Autor: Davi Galhardo
Filósofo e crítico de cinema
Fiat Lux! O Cinema completa 122 anos
No dia 28 de dezembro de 1895 vinha à luz uma das invenções que mais revolucionariam a história recente da humanidade: o cinematógrafo. De fato, quando os irmãos Auguste Marie Lumière (1862-1954) e Louis Nicholas Lumière (1864-1948) exibiram suas primeiras películas, realizando aquilo que se considera até hoje como o nascimento de uma sétima arte, consequentemente, e sem o saber, pois, consideravam tal invenção como algo “efêmero”, os irmãos Lumière criavam uma poderosa maneira de ver, dominar e recriar o(s) mundo(s).

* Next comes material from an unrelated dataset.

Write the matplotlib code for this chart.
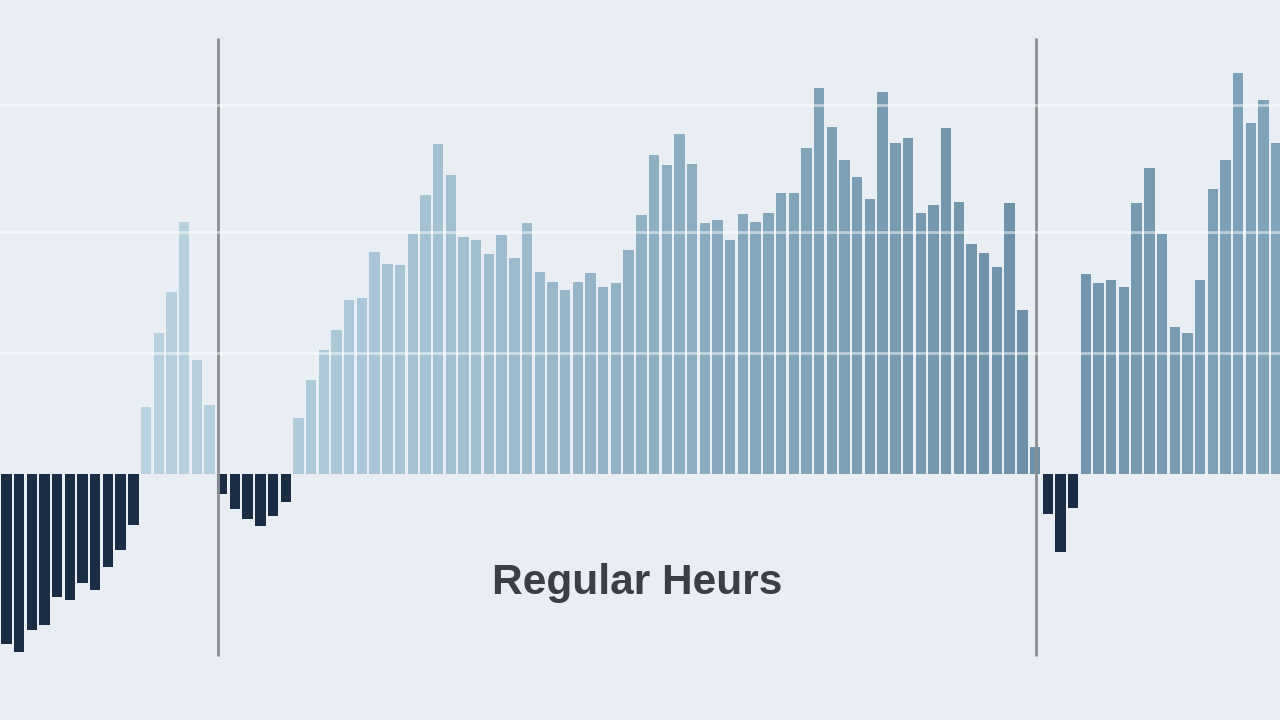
import numpy as np
import matplotlib
matplotlib.use('Agg')
import matplotlib.pyplot as plt
from matplotlib.colors import LinearSegmentedColormap

# bar values per slot (positive = light bars, negative = dark bars)
pre_market_1 = [-170, -178, -156, -151, -123, -126, -109, -116, -93, -76, -51]
early_bump = [67, 141, 182, 252, 114, 69]
pre_market_2 = [-20, -35, -45, -52, -42, -28]
regular_hours = [56, 94, 124, 144, 174, 176, 222, 210, 209, 240, 279, 330, 299,
                 237, 234, 220, 239, 216, 251, 202, 192, 184, 192, 201, 187, 191,
                 224, 259, 319, 309, 340, 310, 251, 254, 234, 260, 252, 261, 281,
                 281, 326, 386, 347, 314, 297, 275, 382, 331, 336, 261, 269, 346,
                 272, 230, 221, 207, 271, 164, 27]
after_dip = [-40, -78, -34]
after_hours = [200, 191, 194, 187, 271, 306, 240, 147, 141, 194, 285, 314, 401,
               351, 374, 331]

session_breaks = [16.67, 81.07]
grid_levels = [121, 242, 369]
label = 'Regular Heurs'

values = np.array(pre_market_1 + early_bump + pre_market_2 + regular_hours
                  + after_dip + after_hours)
slots = np.arange(len(values))

light = LinearSegmentedColormap.from_list(
    'light', [(0, '#c4d9e5'), (0.3, '#a9c5d5'), (0.8, '#6c91a8'), (1.0, '#80a4ba')])
colors = [light(i / (len(values) - 1)) if v > 0 else '#1b2d45'
          for i, v in enumerate(values)]

fig = plt.figure(figsize=(12.8, 7.2), dpi=100)
fig.patch.set_facecolor('#e8eef4')
ax = fig.add_axes([0, 0, 1, 1])
ax.set_facecolor('#e8eef4')

ax.bar(slots, values, width=0.82, color=colors, edgecolor='none')

# white guide lines on top of the bars
ax.set_yticks(grid_levels)
ax.set_axisbelow(False)
ax.grid(axis='y', color='white', linewidth=2, alpha=0.5)

ax.vlines(session_breaks, -182, 436, color='#8a8e93', linewidth=2)

ax.text(0.4977, 0.19, label, transform=ax.transAxes, ha='center', va='center',
        fontsize=30.5, color='#3a3f46', fontfamily='Liberation Sans', fontweight='bold')

ax.set_xlim(-0.5, 100.29)
ax.set_ylim(-246, 474)
ax.set_xticks([])
ax.tick_params(length=0, labelleft=False)
for s in ax.spines.values():
    s.set_visible(False)

fig.savefig('out.png', dpi=100, facecolor=fig.get_facecolor())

Destarte, podemos dizer que a partir daquele momento, definitivamente, o real nunca mais seria o mesmo (1).
Contudo, é evidente que na época moderna outras formas de expressão artística, como a fotografia, também foram radicalmente inovadoras. Afinal, a mera possibilidade de se fixar imagens, sobretudo de seres humanos, de forma instantânea em um papel era distanciada pela sociedade civil, tal como o diabo é obrigado a fugir da cruz, e, foi somente em 3 de julho de 1839, quando o renomado físico François Arago (1786-1853) defendera a descoberta de Louis Jacques Mandé Daguerre (1787-1851) na Câmara dos Deputados de Paris que a situação começou a se modificar (2).
“Mas as dificuldades que a fotografia oferecia à estética tradicional eram brincadeira de criança diante daquelas que o cinema apresentaria” (3), pois, o cinema insere-se, de fio a pavio, no rol de artes passíveis de uma reprodução técnica, ou seja, em larga escala, visando assim um sem-número de pessoas, de forma massiva, e, que dispensa o valor de culto – a auréola, como já dizia Charles Baudelaire (1821-1867) em As flores do mal em 1857 – do objeto original.
No cinema é o princípio da montagem que se destaca, pois, é graças aos laboratórios de pós-produção que se torna possível ensinar Donald Trump (1946-) a “falar em russo”, enquanto o Tio Sam aprende a tocar pandeiro com as integrantes do Pussy Riot. De outra forma, “sabe o que é o melhor do cinema? é que no cinema tu pode fazer o que tu quer!”, diz o tresloucado personagem Everardo de Baixio das bestas (2006), ilustrando perfeitamente que no cinema é possível brincar de Deus (4).
Em suma, a partir da criação da arte cinematográfica se fez possível brincar e/ou dominar os desejos e necessidades humanas, ou seja, expor e/ou impor diversas ideologias, visões de mundo, weltanschauung, evidentemente, servindo aos mais distintos interesses ao longo de toda a história do mundo moderno, de Hitler à Mickey Mouse. D’a viagem à lua de Georges Méliès (1861-1938), passando pelo Gabinete do Doutor Caligari, a bordo do Encouraçado Potemkin, com o Cão de Andaluz, para ver as Luzes da Cidade de Chaplin (5) brilharem em La La Land etc., o que se constata é uma arte em constante metamorfose criativa.
É bem verdade que a sua morte já fora decretada algumas vezes por distintas vanguardas e cineastas, mas, no frigir dos ovos, seu coração de 122 anos, ainda insiste em bater.
REFERÊNCIAS:
(1) RIBEIRO, Milton. O dia em que os irmãos Lumière apresentaram o cinema ao mundo. 2013.
(2) BENJAMIN, Walter. Pequena história da fotografia. In: ______. Magia e técnica, arte e política. São Paulo: Brasiliense, 1994. p. 92.
(3) BENJAMIN, Walter. A obra de arte na época de sua reprodutibilidade técnica. Porto Alegre: Editora Zouk, 2014. p. 55.
(4) ASSIS, Claudio. Baixio das bestas (trailer). 2006.
(5) DEBORD, Guy. OEuvres. Paris: Gallimard, 2006. p. 61.